CRACK CAPONE (THE)
S’il débarque seulement aujourd’hui en Europe, pour s’y imposer en l’espace de quelques mois (comme influence incontournable, comme nouveau paradigme en tout cas), le juke a déjà une longue histoire derrière lui, depuis ses débuts comme dérivé de la house de Chicago, puis son métissage avec le hip-hop et le son Miami Bass, jusqu’à son omniprésence dans les blocs-parties underground de la région. Musique complexe et paradoxale, c’est un genre qui cherche à la fois l’efficacité immédiate et l’abstraction à travers des rythmiques ultra-véloces, souvent déconstruites et brisées, toujours austères et opiniâtres.

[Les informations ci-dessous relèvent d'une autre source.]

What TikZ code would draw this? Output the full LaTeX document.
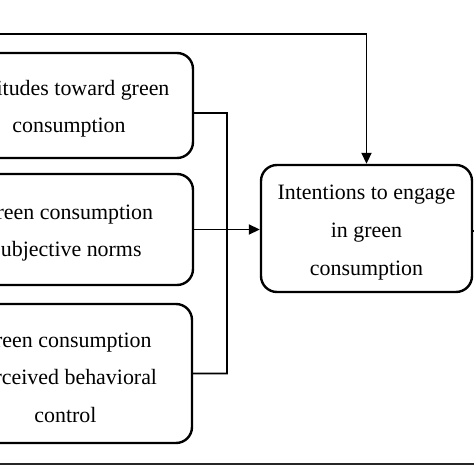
\documentclass[tikz,border=0pt]{standalone}
\usepackage{fontspec}
\setmainfont{Liberation Serif}
\usetikzlibrary{arrows.meta}
\begin{document}
\begin{tikzpicture}[x=1bp,y=-1bp,
  box/.style={draw=black,line width=2.4bp,rounded corners=16bp,inner sep=0pt},
  txt/.style={inner sep=0pt,align=center,font=\fontsize{22}{37.5}\selectfont},
  conn/.style={draw=black,line width=1.9bp},
  arr/.style={conn,-{Triangle[length=11bp,width=10bp]}},
  rule/.style={draw=black!85,line width=2bp}]
\useasboundingbox (0,0) rectangle (474,474);
\clip (0,0) rectangle (474,474);
\fill[white] (0,0) rectangle (474,474);
\node[box,minimum width=254bp,minimum height=105bp] (b1) at (66,105.5) {};
\node[txt] (b1t) at ([xshift=3bp,yshift=-3.5bp]b1.center) {Attitudes toward green\\consumption};
\node[box,minimum width=254bp,minimum height=111bp] (b2) at (66,229.5) {};
\node[txt] (b2t) at ([xshift=1bp,yshift=-3.5bp]b2.center) {Green consumption\\subjective norms};
\node[box,minimum width=253bp,minimum height=139bp] (b3) at (65.5,373.5) {};
\node[txt] (b3t) at ([yshift=-4bp]b3.center) {Green consumption\\perceived behavioral\\control};
\node[box,minimum width=211bp,minimum height=127bp] (i) at (366.5,228.5) {};
\node[txt,font=\fontsize{22}{38.5}\selectfont] (it) at ([yshift=-4bp]i.center) {Intentions to engage\\in green\\consumption};
\coordinate (c1) at ([yshift=-7.5bp]b1.east);
\coordinate (jt) at (227,113);
\coordinate (jb) at (227,373.5);
\draw[conn] (c1) -- (jt) -- (jb) -- (b3.east);
\draw[arr] (b2.east) -- (i.west |- b2.east);
\coordinate (tl) at (-10,34);
\draw[arr] (tl) -| (i.north);
\coordinate (rs) at (490,231);
\draw[conn] (i.east |- rs) -- (rs);
\coordinate (bl) at (-10,463.5);
\coordinate (br) at (490,463.5);
\draw[rule] (bl) -- (br);
\end{tikzpicture}
\end{document}
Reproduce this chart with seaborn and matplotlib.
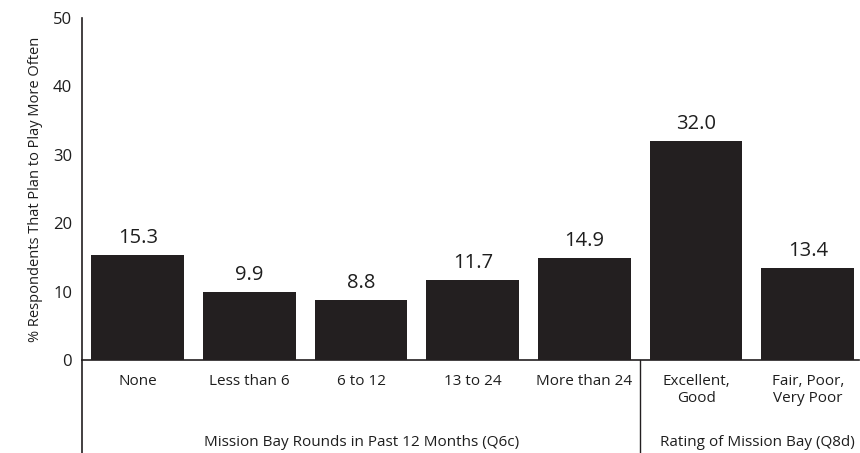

Clarence Johnson, alias The Crack Capone, alias DJ Roc, s’est lancé dans la musique en 2001, entre autres grâce à la disponibilité de programmes informatiques de composition comme fruityloops, qui lui ont permis de démarrer une production pléthorique entièrement réalisée dans un coin de son appartement. Il s’est également illustré comme DJ et comme organisateur de soirées, jouant et diffusant sa propre musique et d’autres productions des styles qu’il affectionne, ghetto house, juke, etc. Bien avant l’intervention de Mike Paradinas, il était parmi les premiers musiciens de juke à diffuser ses mix-tapes. Publiées en collaboration avec DJ Slugo, elles constituaient une série, entamée avec leur premier CD : Juke City : The Crack Capita, suivi par Juke City Vol.2 : The Take Over puis Juke City Vol.3. DJ Roc est avec DJ Nate, un des premiers musiciens de juke « importés » de Chicago par Paradinas lors de la réalisation pour son label Planet Mu des anthologies Bangs & Works, qui introduisirent ce style musical – jusque-là très local et très underground – au reste du monde. Avec ses emprunts éléphantesques, non seulement au hip-hop et au R’n’b, mais aussi à la musique classique la plus bombastique, la musique de film la plus efficace (mais aussi la plus reconnaissable), DJ Roc produit une musique excessivement visuelle, hyperkinétique, remplie à ras bord d’images hétéroclites, d’évocations contradictoires, passant du cinématique à l’incongru (une cornemuse par ici, les chœurs de l’Armée rouge là). Là où DJ Nate joue avec le caractère minimaliste, brut, du juke, DJ Roc semble préférer une agitation baroque, un bouillonnement extravagant. Mais tous deux partagent des rythmiques impitoyables, jamais résolues, jamais confortables, soutenues par une basse souterraine et menaçante, et un goût pour les fragments de voix insolites répétés en boucle à toute vitesse, jusqu’à l’absurde.